Наташа кивнула и, когда он требовательно щелкнул пальцами, протянула ему лист.
– Томас, ты же все равно не можешь смотреть, слушать и читать одновременно, – мягко сказала она.
– Ошибаешься, дорогая, могу.
Она повела плечом и направилась к сыну, который уже стоял в дверях рядом с Анжеликой. Наташа поправила ему шарф и застегнула на «молнию» куртку. Джонатан и Анжелика в сопровождении нового телохранителя, которого звали Текс, собирались в Центральный парк кормить зверей.
Очевидно, они делали это каждый вторник, очевидно, новый телохранитель был всеобщим любимцем, очевидно, они думали, что Томас Корт приедет позже, а теперь экспедицию уже нельзя было отменить, иначе мальчик мог расстроиться. Очевидно, за тот месяц, что Джонатан не виделся с отцом, он успел помешаться на млекопитающих, птицах, рептилиях и насекомых – везде, куда ни глянь, лежали книги по зоологии. Корт смотрел на эти книги, равно как и на статью для «Нью-Йорк таймс» с довольно кислой миной. Ему было совершенно очевидно, что мать и прочие женщины, заправляющие в этом доме, портят ребенка.
– Наташа, ради Бога, – раздраженно обратился он к жене, – оставь мальчика в покое. Он собирается в Центральный парк, а не на Северный полюс.
Как он и предполагал, в ответ женщины лишь теснее сплотили ряды, за шушуканьем и сюсюканьем последовало страстное материнское объятие, Анжелика повернулась спиной к Томасу, Джонатана увели, дверь закрылась.
Томас переключил внимание на телефон и с насмешливым удовлетворением отметил, что сейчас Колин Лассел говорит гораздо более уверенно, чем все последнее время. Игра, в которую сыграл с ним Корт, оказалась действенной.
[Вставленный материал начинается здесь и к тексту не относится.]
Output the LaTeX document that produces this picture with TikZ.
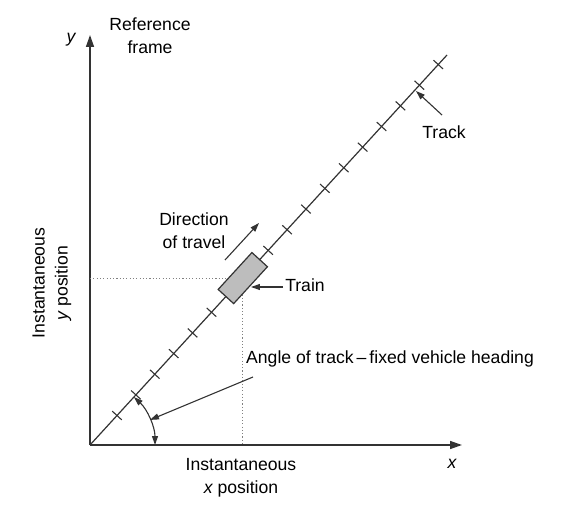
\documentclass[tikz,border=0pt]{standalone}
\usepackage{fontspec}
\setmainfont{Liberation Sans}
\usetikzlibrary{arrows.meta,calc}
\definecolor{ink}{HTML}{333333}
\definecolor{trainfill}{HTML}{BDBDBD}
\begin{document}
\begin{tikzpicture}[x=1pt,y=-1pt,
  font=\fontsize{17.6}{23}\selectfont,
  axis/.style={draw=ink,line width=1.5pt,-{Triangle[length=12pt,width=8pt]}},
  trackline/.style={draw=ink,line width=1.2pt},
  tickmark/.style={draw=ink,line width=1.1pt},
  dotline/.style={draw=gray,line width=1pt,dash pattern=on 1.1pt off 2.2pt},
  labarrow/.style={draw=ink,line width=1.1pt,-{Triangle[length=9pt,width=6pt]}},
  arcarrow/.style={draw=ink,line width=1.1pt,{Triangle[length=9pt,width=6pt]}-{Triangle[length=9pt,width=6pt]}},
  trainbox/.style={draw=ink,fill=trainfill,line width=1.2pt,minimum width=50pt,minimum height=21pt,inner sep=0pt},
  txt/.style={inner sep=2pt,align=center}]
\useasboundingbox (0,0) rectangle (562,505);
% axes
\coordinate (O) at (90,445);
\coordinate (Ytip) at (90,35);
\coordinate (Xtip) at (462,445);
\coordinate (T) at (447,55);
\draw[axis] (O) -- (Ytip);
\draw[axis] (O) -- (Xtip);
\node[txt] (ylab) at (71,40) {\itshape y};
\node[txt] (xlab) at (452,464) {\itshape x};
% track
\draw[trackline] (O) -- (T);
\foreach \k in {0,...,17}{
  \pgfmathsetmacro{\t}{0.0756+0.05294*\k}
  \draw[tickmark] ($(O)!\t!(T)$) +(137.53:6.5pt) -- +(-42.47:6.5pt);
}
% train and dotted projections
\coordinate (tc) at ($(O)!0.428!(T)$);
\draw[dotline] (Ytip |- tc) -- (tc);
\draw[dotline] (tc) -- (tc |- O);
\node[trainbox,rotate=47.53] (train) at (tc) {};
% labels
\node[txt] (ref) at (150,36) {Reference\\frame};
\node[txt] (track) at (444,132) {Track};
\coordinate (trackfrom) at (442,115);
\coordinate (trackpt) at (416,91);
\draw[labarrow] (trackfrom) -- (trackpt);
\node[txt] (dir) at (194,231) {Direction\\of travel};
\coordinate (dirA) at (225,260);
\coordinate (dirB) at (259,223);
\draw[labarrow] (dirA) -- (dirB);
\node[txt] (trainlab) at (305,285) {Train};
\draw[labarrow] ([yshift=-2pt]trainlab.west) -- ([yshift=-2pt]trainlab.west -| train.south);
\node[txt] (ypos) at (52,283) [rotate=90] {Instantaneous\\{\itshape y} position};
\node[txt] (xpos) at (241,478) {Instantaneous\\{\itshape x} position};
% angle
\draw[arcarrow] ($(O)+(47.53:65pt)$) arc[start angle=47.53,end angle=0,radius=65pt];
\node[txt,anchor=west] (ang) at (244,359) {Angle of track\,–\,fixed vehicle heading};
\coordinate (angfrom) at (253,377);
\coordinate (angpt) at ($(O)+(22.7:65pt)$);
\draw[labarrow] (angfrom) -- (angpt);
\end{tikzpicture}
\end{document}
Корт собирался посмотреть, как поведет себя Лассел, если на него надавить, и если бы тот отступил, он, скорее всего, от него бы избавился. Но Лассел не отступал и в конце концов нашел дом, полностью отвечавший требованиям Корта, тот Уайльдфелл-Холл, который рисовало ему воображение, убежище изгнанницы, почти два года занимавшее его мысли, снившееся ему ночами.
Он думал, что когда-нибудь скажет Колину Ласселу, почему взял его на работу. Он принял это решение во время их первой встречи в Праге, когда Лассел так наивно рассказал историю о женщине в самолете, историю, показавшуюся Томасу трогательной и замечательно абсурдной.